Across long-wave history, new technology platforms often arrive with a mix of real diffusion, financing enthusiasm, infrastructure overbuild, and later validation or disappointment.

Kairos uses KW-006 to separate four layers that often get collapsed into one narrative:

- real technology diffusion;
- capex and infrastructure buildout;
- financing structure and refinancing risk;
- macro-cycle confirmation or falsification.

The purpose is not to decide whether AI is "good" or "bad". The purpose is to ask whether the current boom is becoming a durable long-wave transition, a late-cycle financial overbuild, or a mixed regime where both are true in different segments.

## Evidence Status

Public evidence status: **partially source-checked / watchlist**.

Current source types used in the private evidence layer include:

- SEC filings and company official results;
- company-reported cash flow, capex, backlog, debt, lease obligations, and purchase commitments;
- official datasets and primary-source macro series where available;
- industry-level cross-checks for data centers, grid constraints, semiconductors, networking, and power equipment.
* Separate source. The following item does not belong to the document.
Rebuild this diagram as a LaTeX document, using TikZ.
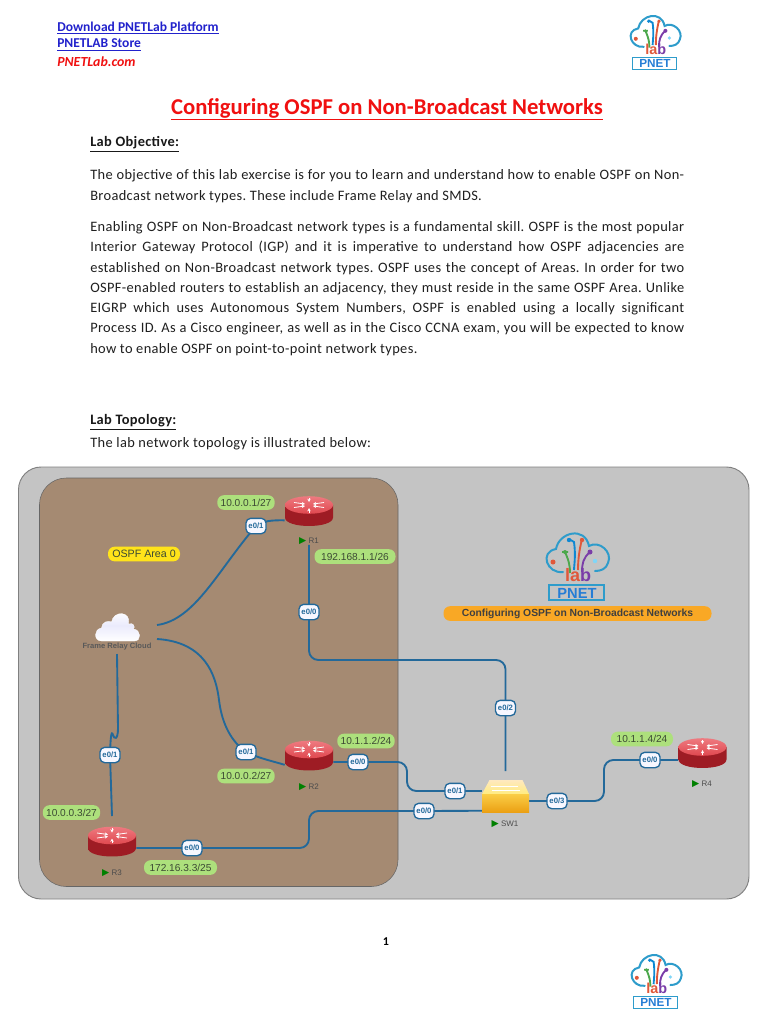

This public brief does not expose raw internal claim-source mapping. Future public updates may add direct source links once each public claim is cleaned for release.

## Watch Triggers

The KW-006 concern strengthens if:

- AI capex grows materially faster than realized AI revenue;
- capex migrates from cash-rich hyperscalers into more leveraged independent infrastructure providers;
- data-center financing becomes increasingly dependent on private credit, high-yield debt, aggressive sale-leaseback structures, or short refinancing windows;
- GPU utilization, cloud pricing, or residual values weaken while debt service remains high;
- supplier receivables, customer concentration, or purchase obligations rise faster than revenue conversion;
- depreciation pressure starts to compress free cash flow or segment operating income.

## Kill Criteria

The financing-fragility concern weakens if:

- AI revenue and free cash flow sustainably cover capex and depreciation;
- capex shifts from speculative infrastructure buildout into broad enterprise adoption and productivity gains;
- financing remains mostly internally funded by durable operating cash flow;
- independent AI infrastructure providers refinance without stress and show improving margins;
- GPU cloud prices and utilization remain resilient through a full investment cycle.

## Rejected Overclaims

The following claims are **not** part of the current Kairos public reading:

- "AI is already confirmed K6."
- "AI capex has already caused a systemic financial crisis."
- "All GPU cloud providers are Ponzi finance."
- "Hyperscaler AI capex is unsupported by cash flow."
- "Data-center REITs are already a credit-crisis node."

These may become future watch questions, but they are not current supported conclusions.

## Open Questions

- Can AI adoption move beyond information-intensive sectors into broad productivity diffusion?
- Will AI revenue conversion catch up with infrastructure capex and depreciation?
- How much AI infrastructure financing sits outside public company balance sheets?
- Are power-grid constraints a temporary bottleneck or a durable capex accelerator?
- Do GPU cloud prices, utilization, and residual values hold up when new hardware generations arrive?

## Reading Boundary

This brief is for macro-cycle learning and evidence-gated observation. It is not investment advice, a trading signal, or a claim that K6 has been confirmed.